There is increasing concern among French wine-makers about the threats by United States president Donald Trump of imposing import tariffs on French wine in retaliation to the tax on global technology giants imposed recently by the French government of Emmanuel Macron.
In case such a tariff is indeed imposed by Trump, it could adversely impact the livelihoods and jobs of small producers.
The new tax on large technology companies imposed by France is aimed at companies like Google, Amazon, Facebook and Apple who have been taxed on the revenues that the company generates from the country. While many see this as a fair tax on these large companies, a tariff on French wine would be more symbolic. But according to Trump, the tax on the tech companies by France is a targeted attack on such American companies and that is why he is obliged to retaliate. However, France has clarified that the tax is aimed at all large tech companies and not aimed specifically on American companies.
While attacking Macron over nationalism and world wars, Trump began tweeting furiously about French wine last November.

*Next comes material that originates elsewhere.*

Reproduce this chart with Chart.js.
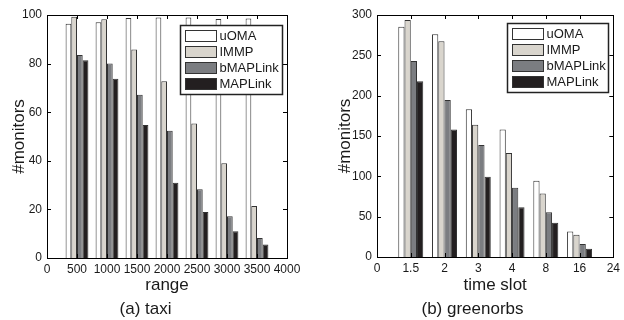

And Trump ramped up his rhetoric against French wine and threats of tariff last month and even tweeted that he would soon be announcing a “substantial reciprocal action” on what he called Macron’s “foolishness” over the technology tax. He added: “I’ve always said American wine is better than French wine!”
“France just put a digital tax on our great American technology companies. If anybody taxes them, it should be their home Country, the USA. We will announce a substantial reciprocal action on Macron’s foolishness shortly. I’ve always said American wine is better than French wine!” Trump tweeted.

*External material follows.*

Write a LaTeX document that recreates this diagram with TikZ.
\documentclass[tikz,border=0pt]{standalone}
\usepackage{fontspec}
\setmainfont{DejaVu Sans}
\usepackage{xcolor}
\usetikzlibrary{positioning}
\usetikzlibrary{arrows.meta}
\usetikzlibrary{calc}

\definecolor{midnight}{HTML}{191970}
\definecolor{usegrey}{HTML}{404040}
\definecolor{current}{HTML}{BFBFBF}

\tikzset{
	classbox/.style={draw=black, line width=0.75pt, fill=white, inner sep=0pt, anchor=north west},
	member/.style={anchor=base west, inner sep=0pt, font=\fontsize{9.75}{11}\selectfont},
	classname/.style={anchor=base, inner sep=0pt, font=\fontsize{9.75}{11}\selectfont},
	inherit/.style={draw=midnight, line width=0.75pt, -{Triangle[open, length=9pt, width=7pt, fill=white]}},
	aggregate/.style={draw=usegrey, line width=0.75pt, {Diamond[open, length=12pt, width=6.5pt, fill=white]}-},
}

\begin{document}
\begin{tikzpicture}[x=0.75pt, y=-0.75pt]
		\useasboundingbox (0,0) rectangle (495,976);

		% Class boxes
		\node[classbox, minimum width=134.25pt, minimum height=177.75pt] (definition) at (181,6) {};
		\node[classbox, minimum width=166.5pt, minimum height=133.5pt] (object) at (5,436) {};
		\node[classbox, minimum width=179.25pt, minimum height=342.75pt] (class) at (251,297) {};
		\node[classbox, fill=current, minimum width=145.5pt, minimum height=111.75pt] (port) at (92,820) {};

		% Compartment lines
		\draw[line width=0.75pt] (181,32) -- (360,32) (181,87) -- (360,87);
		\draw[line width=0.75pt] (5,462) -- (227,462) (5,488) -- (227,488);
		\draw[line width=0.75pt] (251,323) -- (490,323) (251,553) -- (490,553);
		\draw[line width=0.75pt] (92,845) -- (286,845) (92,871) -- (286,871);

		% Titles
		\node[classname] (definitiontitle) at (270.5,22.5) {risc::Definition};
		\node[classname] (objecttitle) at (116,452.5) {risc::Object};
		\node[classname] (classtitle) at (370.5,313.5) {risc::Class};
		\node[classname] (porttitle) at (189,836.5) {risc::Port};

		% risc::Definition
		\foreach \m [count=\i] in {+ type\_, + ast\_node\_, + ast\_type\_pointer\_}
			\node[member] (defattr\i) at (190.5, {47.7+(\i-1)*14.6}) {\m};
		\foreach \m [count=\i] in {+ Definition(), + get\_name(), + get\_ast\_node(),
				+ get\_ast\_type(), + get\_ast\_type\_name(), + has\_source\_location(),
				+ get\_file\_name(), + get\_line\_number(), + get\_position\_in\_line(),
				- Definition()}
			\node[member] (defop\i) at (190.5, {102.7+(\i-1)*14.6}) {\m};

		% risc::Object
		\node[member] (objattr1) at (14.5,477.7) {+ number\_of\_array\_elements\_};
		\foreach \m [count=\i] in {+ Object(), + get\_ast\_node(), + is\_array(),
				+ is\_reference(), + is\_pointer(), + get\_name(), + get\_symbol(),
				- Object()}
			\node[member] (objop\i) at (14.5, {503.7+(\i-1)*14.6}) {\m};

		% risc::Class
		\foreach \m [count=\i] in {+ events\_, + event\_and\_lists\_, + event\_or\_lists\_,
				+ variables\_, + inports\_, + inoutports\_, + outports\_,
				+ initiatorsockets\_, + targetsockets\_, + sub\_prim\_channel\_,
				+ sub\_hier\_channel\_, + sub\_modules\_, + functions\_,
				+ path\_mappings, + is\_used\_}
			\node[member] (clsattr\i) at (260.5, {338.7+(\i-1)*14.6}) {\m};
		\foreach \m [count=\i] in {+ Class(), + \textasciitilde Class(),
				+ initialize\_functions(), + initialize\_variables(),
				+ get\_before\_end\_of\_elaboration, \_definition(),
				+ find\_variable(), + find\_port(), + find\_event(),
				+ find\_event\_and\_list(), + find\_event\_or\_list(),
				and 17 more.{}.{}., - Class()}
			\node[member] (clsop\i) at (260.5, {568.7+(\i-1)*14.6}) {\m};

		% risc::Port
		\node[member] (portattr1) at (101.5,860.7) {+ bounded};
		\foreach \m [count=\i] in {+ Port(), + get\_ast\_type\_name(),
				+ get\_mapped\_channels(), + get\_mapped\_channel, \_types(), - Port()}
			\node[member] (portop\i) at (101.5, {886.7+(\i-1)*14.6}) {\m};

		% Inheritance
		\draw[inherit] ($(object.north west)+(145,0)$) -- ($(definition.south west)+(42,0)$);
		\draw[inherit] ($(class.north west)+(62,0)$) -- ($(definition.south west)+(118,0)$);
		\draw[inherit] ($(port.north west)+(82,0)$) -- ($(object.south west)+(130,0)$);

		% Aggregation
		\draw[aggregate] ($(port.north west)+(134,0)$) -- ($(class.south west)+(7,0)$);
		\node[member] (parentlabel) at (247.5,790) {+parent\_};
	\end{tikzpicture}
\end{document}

According to a report this month published in Bloomberg, informal proposals of implementing tariffs as high as 100 per cent on French wines was made by Trump at a business roundtable in the Hamptons.
Trump had told reporters earlier that he had “always liked American wines better than French wines even though I don’t drink”. He explained why: “I just like the way they look.”

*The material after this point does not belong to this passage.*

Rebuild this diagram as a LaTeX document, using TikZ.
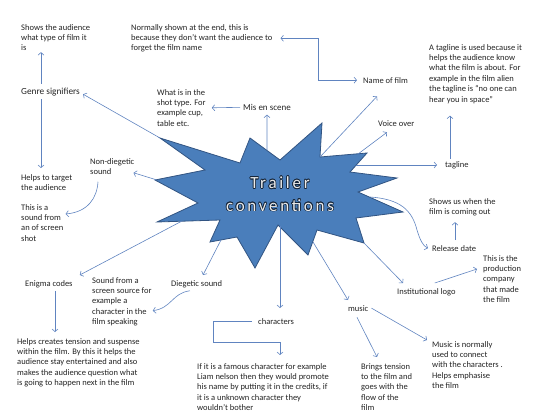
\documentclass[tikz,border=0pt]{standalone}
\usepackage{fontspec}
\setmainfont{Carlito}
\newfontfamily\titlefont[LetterSpace=16]{Carlito}
\usetikzlibrary{arrows.meta}
\definecolor{linkblue}{RGB}{96,132,192}
\definecolor{starfill}{RGB}{74,126,187}
\definecolor{starline}{RGB}{50,84,130}
\definecolor{inktext}{RGB}{35,35,35}
\begin{document}
\begin{tikzpicture}[x=1pt,y=-1pt,
  note/.style={anchor=north west,inner sep=0pt,align=left,text=inktext,font=\fontsize{8.5}{10.4}\selectfont},
  link/.style={draw=linkblue,line width=0.6pt,-{Straight Barb[length=2.6pt,width=6pt]}},
  twoway/.style={draw=linkblue,line width=0.6pt,{Straight Barb[length=2.6pt,width=6pt]}-{Straight Barb[length=2.6pt,width=6pt]}},
  burst/.style={fill=starfill,draw=starline,line width=0.8pt,line join=miter},
  title/.style={align=center,inner sep=0pt,font=\titlefont\fontsize{17}{22.5}\selectfont}]
\useasboundingbox (0,0) rectangle (560,420);
% the star
\draw[burst](160,138)--(240,163)--(250,138)--(280,160)--(322,123)--(320,157)--(367,153)--(350,172)
  --(397,178)--(358,192)--(403,212)--(356,218)--(364,243)--(317,230)--(308,255)--(278,225)
  --(255,268)--(237,237)--(210,242)--(220,220)--(157,222)--(198,203)--(155,180)--(205,170)--cycle;
\foreach \a in {0,30,...,330}
  \node[title,text=starline!45!black] at ([shift={(\a:0.7pt)}]280,194) {Trailer\\conventions};
\node[title,text=white!92!black] (trailer) at (280,194) {Trailer\\conventions};
% where the links leave the star
\coordinate (sGenre) at (160,138);
\coordinate (sMis) at (267,150);
\coordinate (sNon) at (157,180);
\coordinate (sEnigma) at (182,221);
\coordinate (sDie) at (221,240);
\coordinate (sChar) at (280,226);
\coordinate (sMusic) at (313,242);
\coordinate (sInst) at (364,243);
\coordinate (sRel) at (370,197);
\coordinate (sTag) at (356,165);
\coordinate (sVoice) at (358,154);
\coordinate (sName) at (320,157);
% texts
\node[note] (aud) at (21,24) {Shows the audience\\what type of film it\\is};
\node[note] (nmnote) at (131,24) {Normally shown at the end, this is\\because they don’t want the audience to\\forget the film name};
\node[note,font=\fontsize{9.3}{11}\selectfont] (genre) at (21,88) {Genre signifiers};
\node[note] (shot) at (157,89) {What is in the\\shot type. For\\example cup,\\table etc.};
\node[note,font=\fontsize{9}{11}\selectfont] (mis) at (243,104) {Mis en scene};
\node[note] (target) at (21,174) {Helps to target\\the audience};
\node[note] (offsc) at (21,204) {This is a\\sound from\\an of screen\\shot};
\node[note] (nondie) at (90,158) {Non-diegetic\\sound};
\node[note] (enigma) at (25,280) {Enigma codes};
\node[note] (tension) at (17,338) {Helps creates tension and suspense\\within the film. By this it helps the\\audience stay entertained and also\\makes the audience question what\\is going to happen next in the film};
\node[note] (onsc) at (92,277) {Sound from a\\screen source for\\example a\\character in the\\film speaking};
\node[note] (die) at (171,280) {Diegetic sound};
\node[note] (chars) at (258,318) {characters};
\node[note] (famous) at (197,363) {If it is a famous character for example\\Liam nelson then they would promote\\his name by putting it in the credits, if\\it is a unknown character they\\wouldn’t bother};
\node[note] (music) at (348,305) {music};
\node[note] (brings) at (361,363) {Brings tension\\to the film and\\goes with the\\flow of the\\film};
\node[note] (musnote) at (432,341) {Music is normally\\used to connect\\with the characters .\\Helps emphasise\\the film};
\node[note] (inst) at (397,288) {Institutional logo};
\node[note] (prod) at (483,255) {This is the\\production\\company\\that made\\the film};
\node[note] (rel) at (432,245) {Release date};
\node[note] (comeout) at (429,198) {Shows us when the\\film is coming out};
\node[note] (tag) at (445,161) {tagline};
\node[note] (tagnote) at (429,44) {A tagline is used because it\\helps the audience know\\what the film is about. For\\example in the film alien\\the tagline is “no one can\\hear you in space”};
\node[note] (voice) at (378,120) {Voice over};
\node[note] (name) at (363,77) {Name of film};
% links
\draw[link](sGenre)--([shift={(3,2)}]genre.east);
\draw[link]([shift={(20,-4)}]genre.north west)--([shift={(20,1)}]aud.south west);
\draw[link]([shift={(20,3)}]genre.south west)--([shift={(20,-6)}]target.north west);
\draw[link](sMis)--([yshift=-4pt]mis.south);
\draw[link]([xshift=-3pt]mis.west)--([xshift=6pt]shot.east);
\draw[link](sNon)--([shift={(-1,-2)}]nondie.south east);
\draw[link]([shift={(8,7)}]nondie.south west) .. controls (97,198) and (88,212) .. ([shift={(2,10)}]offsc.north east);
\draw[link](sEnigma)--([shift={(7,-5)}]enigma.north east);
\draw[link]([shift={(30,3)}]enigma.south west)--([shift={(38,-6)}]tension.north west);
\draw[link](sDie)--([shift={(32,-5)}]die.north west);
\draw[link]([shift={(19,3)}]die.south west) .. controls (172,293) and (172,308) .. ([shift={(1,9)}]onsc.east);
\draw[link](sChar)--([shift={(22,-10)}]chars.north west);
\draw[link]([xshift=-6pt]chars.west)--++(-39,0)--++(0,21)-|([shift={(83,-8)}]famous.north west);
\draw[link](sMusic)--([shift={(0,-5)}]music.north west);
\draw[link]([shift={(9,6)}]music.south west)--([shift={(16,-6)}]brings.north west);
\draw[link]([xshift=3pt]music.east)--([shift={(-5,-1)}]musnote.north west);
\draw[link](sInst)--([shift={(6,-5)}]inst.north west);
\draw[link]([shift={(-21,-5)}]inst.north east)--([shift={(-6,14)}]prod.north west);
\draw[link](sRel) .. controls (400,199) and (412,210) .. (417,230) .. controls (420,240) and (423,246) .. ([xshift=-4pt]rel.west);
\draw[link]([shift={(23,-5)}]rel.north west)--([shift={(26,6)}]comeout.south west);
\draw[link](sTag)--([xshift=-8pt]tag.west |- sTag);
\draw[link]([shift={(5,-2)}]tag.north west)--([shift={(21,12)}]tagnote.south west);
\draw[link](sVoice)--([shift={(9,6)}]voice.south west);
\draw[link](sName)--([shift={(14,13)}]name.south west);
\draw[twoway]([xshift=-6pt]name.west)--++(-39,0)|-([xshift=8pt]nmnote.east);
\end{tikzpicture}
\end{document}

The US accounts for about 18 per cent of the total French wine exports and was worth €1.7bn (£1.5bn) annually on the average and it has grown by almost one third in the last five years. Apart from the financial aspect of it – wine is the second-biggest export after aerospace, wine is also a crucial part of France’s identity.
But the smaller French wine producers, who are expected to be the worst hit in the case of a tariff by the US, are now hoping that the tussle between the two countries could be at least partially resolved at the G7 summit in Biarritz. While they are already worried about how to export to the United Kingdom after Brexit, the wine producers are also reminded of olive farmers in Andalucía, Spain were hit by tariffs by Trump on olives of the country.
“Clearly we’re concerned all across France. The US is our first market in terms of value, and the UK, which is our second, is also facing uncertainty over Brexit,” said Thomas Montagne, head of the European Confederation of Independent Winegrowers, is a producer in the Luberon, southern France.